What’s the deal? An ESOP is an employer-sponsored, qualified retirement benefit plan that allows a company’s ownership to sell some or all of the business to its employees — without bringing in outside buyers. Despite the name, however, you don’t sell shares in your construction company directly to employees. Rather, a trust buys as much of the business as you want to sell. Employees make no direct contributions; instead, the trust pays into their individual ESOP accounts.
Why do it? In part because sureties take a dim view of anything that ties up cash over the long term, contractors haven’t used ESOPs as frequently as business owners in other industries. Properly structured, however, an ESOP may actually enhance a construction company’s bonding capacity.
With labor shortages being all too common in the construction industry, your surety may view an ESOP as an effective means of retaining employees and, thus, promoting operational stability. Why? Because ESOP accounts grow in value over time, employees may think twice about leaving your company.
ESOPs can provide significant tax advantages, too. In a “leveraged” ESOP, the trust borrows money from a bank to buy up to 100% of the stock in your company. You can claim a tax deduction for all contributions used to pay interest on the loan, and you may deduct amounts used to make payments on the loan principal up to 25% of the covered payroll expense.
In a “nonleveraged” ESOP, you contribute up to 25% of eligible payroll funds to the plan, which then uses these tax-deductible contributions to buy company stock, either from existing shareholders or directly from your construction business. This is a simpler option, but it doesn’t provide substantial amounts of immediate cash to shareholders or your company.
Last, because the value of each ESOP account is directly related to the company’s overall profitability, the arrangement may improve productivity. The key here is making sure employees fully understand how the ESOP works.
What about risks? Of course, there are risks to an ESOP. If your company borrows money and then lends it to the ESOP to buy stock, you must record the bank loan as a liability and debit the same amount to the equity account. That effectively reduces your net worth by the amount of the debt.
And if the stock value soars, the ESOP may not have enough cash to buy it back when someone retires. This means a portion of the trust fund should be in liquid investments.

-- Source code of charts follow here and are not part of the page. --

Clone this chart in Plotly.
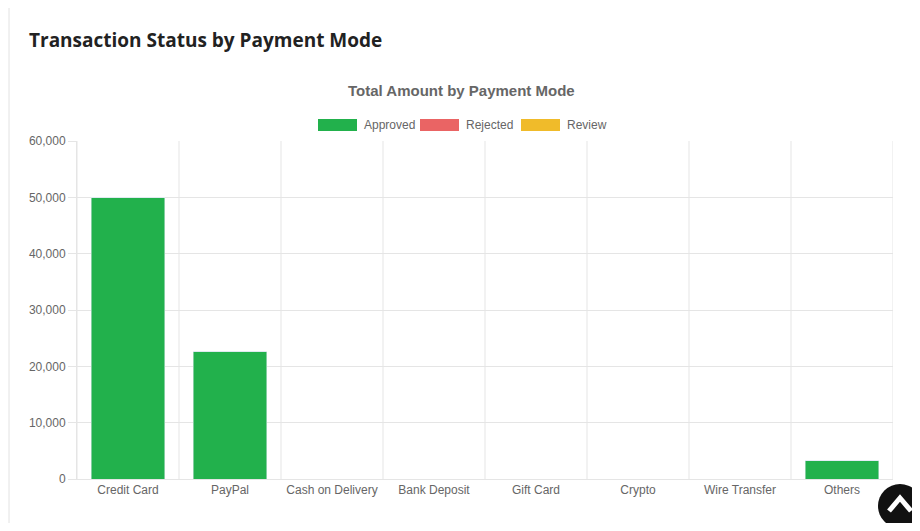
import plotly.graph_objects as go

categories = ["Credit Card", "PayPal", "Cash on Delivery", "Bank Deposit", "Gift Card", "Crypto", "Wire Transfer", "Others"]
approved = [50000, 22700, 0, 0, 0, 0, 0, 3200]
rejected = [0, 0, 0, 0, 0, 0, 0, 0]
review = [0, 0, 0, 0, 0, 0, 0, 0]
series_names = ["Approved", "Rejected", "Review"]
series_colors = ["#22b14c", "#ea6464", "#f0bb2a"]

OFF = 8  # page body margin
W, H = 904, 515
L, R, T, B = 69, 19, 133, 44
pw, ph = W - L - R, H - T - B
def px(x): return (x - OFF - L) / pw
def py(y): return (H - B - (y - OFF)) / ph

fig = go.Figure()
for name, vals, col in zip(series_names, [approved, rejected, review], series_colors):
    fig.add_bar(x=categories, y=vals, name=name, marker_color=col, showlegend=False)

shapes = [
    dict(type="rect", xref="paper", yref="paper", x0=px(9), x1=px(913), y0=py(527), y1=py(7),
         line=dict(color="#e2e2e2", width=1), fillcolor="rgba(0,0,0,0)", layer="below"),
]
for i in range(len(categories) + 1):
    shapes.append(dict(type="line", xref="x", yref="paper", x0=i - 0.5, x1=i - 0.5, y0=0, y1=1,
                       line=dict(color="#e5e5e5", width=1), layer="below"))
annotations = []
leg_x = [318, 420, 521]
for lx, name, col in zip(leg_x, series_names, series_colors):
    shapes.append(dict(type="rect", xref="paper", yref="paper", x0=px(lx), x1=px(lx + 39),
                       y0=py(131), y1=py(119), fillcolor=col, line=dict(width=0)))
    annotations.append(dict(text=name, xref="paper", yref="paper", x=px(lx + 44), y=py(125),
                            xanchor="left", yanchor="middle", showarrow=False,
                            font=dict(size=12, color="#666")))
shapes.append(dict(type="circle", xref="paper", yref="paper", x0=px(878), x1=px(922), y0=py(528), y1=py(484),
                   fillcolor="#111111", line=dict(width=0)))
shapes.append(dict(type="path", xref="paper", yref="paper",
                   path=f"M {px(889)} {py(511)} L {px(900)} {py(498)} L {px(911)} {py(511)}",
                   line=dict(color="white", width=5)))

annotations += [
    dict(text="<b>Transaction Status by Payment Mode</b>", xref="paper", yref="paper", x=px(27), y=py(40),
         xanchor="left", yanchor="middle", showarrow=False,
         font=dict(family="Open Sans", size=19, color="#222")),
    dict(text="<b>Total Amount by Payment Mode</b>", xref="paper", yref="paper", x=px(461), y=py(91),
         xanchor="center", yanchor="middle", showarrow=False,
         font=dict(family="Liberation Sans, Arial", size=15, color="#666")),
]

fig.update_layout(
    width=W, height=H, barmode="stack", bargap=0.28,
    margin=dict(l=L, r=R, t=T, b=B),
    paper_bgcolor="white", plot_bgcolor="white",
    font=dict(family="Liberation Sans, Arial", size=12, color="#666"),
    showlegend=False,
    xaxis=dict(showgrid=False, showline=True, linecolor="#e5e5e5", ticks="", range=[-0.5, 7.5],
               tickfont=dict(size=12, color="#666")),
    yaxis=dict(range=[0, 60000], dtick=10000, tickformat=",", gridcolor="#e5e5e5", zeroline=False,
               showline=True, linecolor="#e5e5e5", ticks="outside", ticklen=8, tickcolor="#e5e5e5",
               tickfont=dict(size=12, color="#666")),
    shapes=shapes,
    annotations=annotations,
)
fig.write_html("out.html")
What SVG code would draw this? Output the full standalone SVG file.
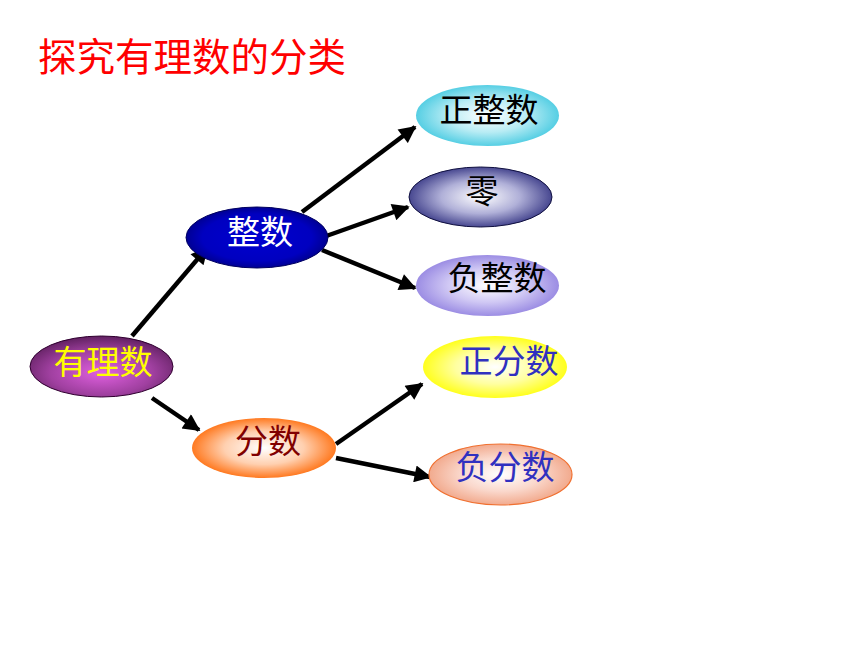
<svg xmlns="http://www.w3.org/2000/svg" width="860" height="645" viewBox="0 0 860 645">
<style>
.t{font-family:"Noto Sans CJK SC","Noto Sans",sans-serif;font-size:33px;text-anchor:middle}
.c{stroke:#000;stroke-width:4.5;fill:none;marker-end:url(#ah)}
</style>
<defs>
<marker id="ah" viewBox="0 0 10 10" refX="9" refY="5" markerWidth="4.2" markerHeight="3.8" orient="auto" markerUnits="strokeWidth">
<path d="M0,0 L10,5 L0,10 z" fill="#000"/>
</marker>
<radialGradient id="gPurple" cx="50%" cy="60%" r="60%"><stop offset="0" stop-color="#e060e0"/><stop offset="0.6" stop-color="#a040a0"/><stop offset="1" stop-color="#602060"/></radialGradient>
<radialGradient id="gBlue" cx="50%" cy="50%" r="55%"><stop offset="0" stop-color="#0000d0"/><stop offset="0.7" stop-color="#0000c0"/><stop offset="1" stop-color="#000080"/></radialGradient>
<radialGradient id="gOrange" cx="50%" cy="50%" r="55%"><stop offset="0" stop-color="#ffffff"/><stop offset="0.5" stop-color="#ffd0b0"/><stop offset="1" stop-color="#ff6600"/></radialGradient>
<radialGradient id="gCyan" cx="50%" cy="50%" r="55%"><stop offset="0" stop-color="#ffffff"/><stop offset="0.5" stop-color="#b8ecf4"/><stop offset="1" stop-color="#40c8e0"/></radialGradient>
<radialGradient id="gNavy" cx="50%" cy="50%" r="55%"><stop offset="0" stop-color="#ffffff"/><stop offset="0.5" stop-color="#b0b0d8"/><stop offset="1" stop-color="#303080"/></radialGradient>
<radialGradient id="gLav" cx="50%" cy="50%" r="55%"><stop offset="0" stop-color="#ffffff"/><stop offset="0.5" stop-color="#d0c8f4"/><stop offset="1" stop-color="#9080e0"/></radialGradient>
<radialGradient id="gYellow" cx="50%" cy="50%" r="55%"><stop offset="0" stop-color="#ffffff"/><stop offset="0.5" stop-color="#ffffa0"/><stop offset="1" stop-color="#ffff00"/></radialGradient>
<radialGradient id="gPeach" cx="50%" cy="50%" r="55%"><stop offset="0" stop-color="#ffffff"/><stop offset="0.5" stop-color="#fad8cc"/><stop offset="1" stop-color="#f0a080"/></radialGradient>
</defs>
<rect width="860" height="645" fill="#fff"/>
<text x="38" y="71" font-family="Noto Sans CJK SC, sans-serif" font-size="38.5" fill="#ff0000">探究有理数的分类</text>
<g id="connectors">
<line class="c" x1="132" y1="336" x2="207" y2="248"/>
<line class="c" x1="152" y1="398" x2="199" y2="430"/>
<line class="c" x1="302" y1="212" x2="415" y2="127"/>
<line class="c" x1="315" y1="240" x2="408" y2="207"/>
<line class="c" x1="322" y1="250" x2="415" y2="288"/>
<line class="c" x1="336" y1="444" x2="422" y2="384"/>
<line class="c" x1="336" y1="458" x2="430" y2="477"/>
</g>
<g id="n-youlishu"><ellipse cx="101.5" cy="366.5" rx="71.5" ry="30.5" fill="url(#gPurple)" stroke="#300030" stroke-width="1"/><text class="t" x="103" y="374" fill="#ffff00">有理数</text></g>
<g id="n-zhengshu"><ellipse cx="257" cy="237.5" rx="71" ry="30.5" fill="url(#gBlue)" stroke="#000060" stroke-width="1"/><text class="t" x="260" y="244" fill="#ffffff">整数</text></g>
<g id="n-fenshu"><ellipse cx="264" cy="448" rx="72" ry="30" fill="url(#gOrange)"/><text class="t" x="268" y="453" fill="#800000">分数</text></g>
<g id="n-zhengzhengshu"><ellipse cx="487.5" cy="115.5" rx="71.5" ry="30.5" fill="url(#gCyan)"/><text class="t" x="489" y="122" fill="#000">正整数</text></g>
<g id="n-ling"><ellipse cx="480.5" cy="197" rx="71.5" ry="30" fill="url(#gNavy)" stroke="#101040" stroke-width="1"/><text class="t" x="482" y="203" fill="#000">零</text></g>
<g id="n-fuzhengshu"><ellipse cx="487.5" cy="285.5" rx="71.5" ry="30.5" fill="url(#gLav)"/><text class="t" x="497" y="290" fill="#000">负整数</text></g>
<g id="n-zhengfenshu"><ellipse cx="495" cy="367" rx="72" ry="31" fill="url(#gYellow)"/><text class="t" x="509" y="373" fill="#3030c0">正分数</text></g>
<g id="n-fufenshu"><ellipse cx="500.5" cy="474.5" rx="71.5" ry="30.5" fill="url(#gPeach)" stroke="#f07030" stroke-width="1.2"/><text class="t" x="505" y="479" fill="#3030c0">负分数</text></g>
</svg>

Last, banks typically get first priority on assets if the unthinkable happens and you have to liquidate. Sureties may be uneasy about this as well.
Are there other, similar options? ESOPs tend to be most beneficial for mature construction companies with large nonunion workforces, growing but stable earnings and consistent revenue sources. If your business doesn’t fit those criteria, you may have other, similar options.
You might, for example, choose to use private equity interest in an ESOP. In this arrangement, investors as well as banks provide funding. Your company will have less debt, but investors will share in the returns.
You might also combine an ESOP with a management incentive plan or a select manager buy-in, which would allow key personnel to buy stock out-of-pocket. Or you could create a performance-based award that allows selected managers to earn equity if business appreciation hits a target goal for the year.
Who can help? An ESOP, in one form or another, may be a good way to transition out of an ownership role as you head toward retirement — or it may not. Your CPA can help you weigh the risks vs. the benefits and decide for sure.